Search code examples
c#semaphoredotnet-httpclientpollycircuit-breaker

Polly Retry - Pass all execution until a retry is successful


Currently, Polly Retry policy retires all the failed requests independently. So, if there are 10 requests failing and I have set the retry forever policy then it will send 10 more requests every time a retry happens and the server will never heal.

How to asynchronously pass all failed requests and retry only one request and resume the normal flow if a retry is successful?

I can't (don't want to) use Circuit Breaker because my service is a Background worker service and Circuit Breaker breaks the whole background service logic.

// Current code with only retry policy
var retry = HttpPolicyExtensions.HandleTransientHttpError().WaitAndRetryForeverAsync(retryNo => new TimeSpan(0, retryNo > 3 ? 10 : (retryNo * 2), 0));
builder.Services.AddHttpClient<TestClient>().AddPolicyHandler(retry);

Use Case: I have written a background service and continuously scrapes a website that contains 30000+ pages. Inorder to prevent overloading the site, I am using SemaphoreSlim (or Bulkhead) to limit no of requests that send to the server at a point in time.

Still, there is a chance that the server rejects my request. At that time, I need to retry only one failed request unit the server starts accepting my request again. Since I am sending multiple requests at the same time, Polly is retrying all the failed requests, this makes the server unhappy.

Expectation:

10 Request Fails -> Retry 1 request (unit success) -> If successful then resent remaining 9 request.


Solution

  • The Problem

    According to my understanding you have a single HttpClient which is used to issue N rate-limited, concurrent requests against the same downstream system.

    You want to handle the following failure scenarios:

    • If there is a transient network issue you want to retry an individual request
    • If the downstream system gets overloaded (so most of the concurrent requests fail) then you want to back off and use only a single request for probing its healthiness

    Option A - Combine CB and Retry

    The Circuit Breaker policy works as a proxy. It tracks the outgoing communication and if there are too much successive failures then it prevents further requests. It does that by short-cutting the requests by throwing an BrokenCircuitException.

    After a certain period of time CB will allow a single request to go out against the downstream system and if it succeeds then it allows all outgoing communication but if it fails then it will short-cut them. Here I have detailed how does CB work.
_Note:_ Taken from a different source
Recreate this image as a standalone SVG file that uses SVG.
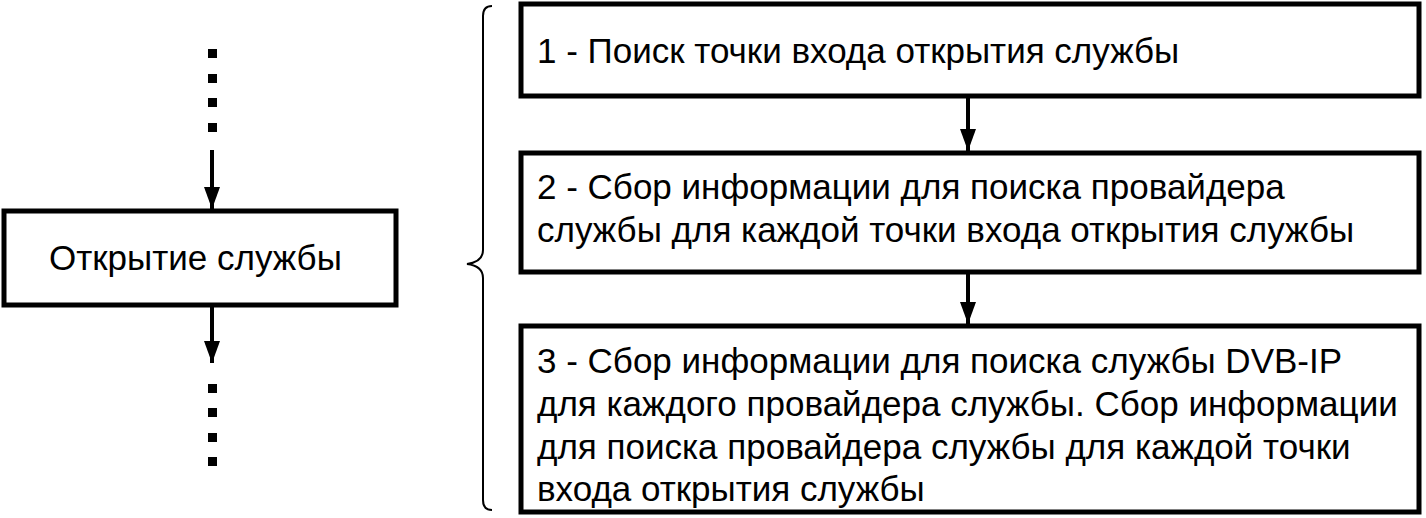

    You can adjust your retry policy to be aware of this exception. This means that your retry requests will be still issued but will not leave your application domain. Fortunately in Polly you can define multiple triggers for a policy:

    HttpPolicyExtensions
       .HandleTransientHttpError()
       .Or<BrokenCircuitException>()
       .WaitAndRetryForeverAsync(retryNo => new TimeSpan(0, retryNo > 3 ? 10 : (retryNo * 2), 0));
    

    So, either it was a HttpRequestException or a BrokenCircuitException it will trigger. It will also trigger if the HttpStatusCode is either 408 or 5xx.

    Now what's left is to combine the retry and circuit breaker policies into a resilient strategy. You can do that by using one of the following:

    .AddPolicyHandler(retryPolicy.Wrap(cbPolicy))
    //OR
    .AddPolicyHandler(Policy.Wrap(retryPolicy, cbPolicy))
    

    Please be aware of the ordering. It is important to register the cb as the inner policy and the retry as the outer to be able to rely on escalation. Here I have detailed this exact scenario.

    NOTE: If you want to you can use different delay while the Circuit Breaker is Open. I have detailed here how you can do that by using the Context object.


    Option B - Use a queue

    The above solution works fine if the application does not crash. If it does then you have to start the whole processing from the beginning.

    If you need to avoid this situation then you need to store somewhere your workitems (to-be-processed urls).

    I would suggest the following architecture:

    • Your main worker does not issue http requests against the downstream system rather it creates jobs / workitems
      • It can store the workitems in a database or in a persistent queue
    • There is another worker which fetches the jobs from the database or the queue and tries to execute the requests
      • If a request succeeds then it deletes the workitem from the persistent storage
      • If a request fails then it won't delete the item rather fetches a new one
        • Depending on your requirements you might need to delete the item and push it at the end of the queue << sort of re-queueing it
    • The fetch logic can be aware of the Circuit Breaker state
      • If the CB is Closed then it fetches N jobs
      • If it is Open then it fetches only one

    With this architecture you don't need an explicit retry policy, since your queue/database preserves those items that did not succeed. So your fetch logic would retrieve the same job until it eventually completed.

    You can further extend this concept by creating a dead letter queue where you can store those workitems that are failed N times. With that your queue won't be polluted with "permanent" workitems.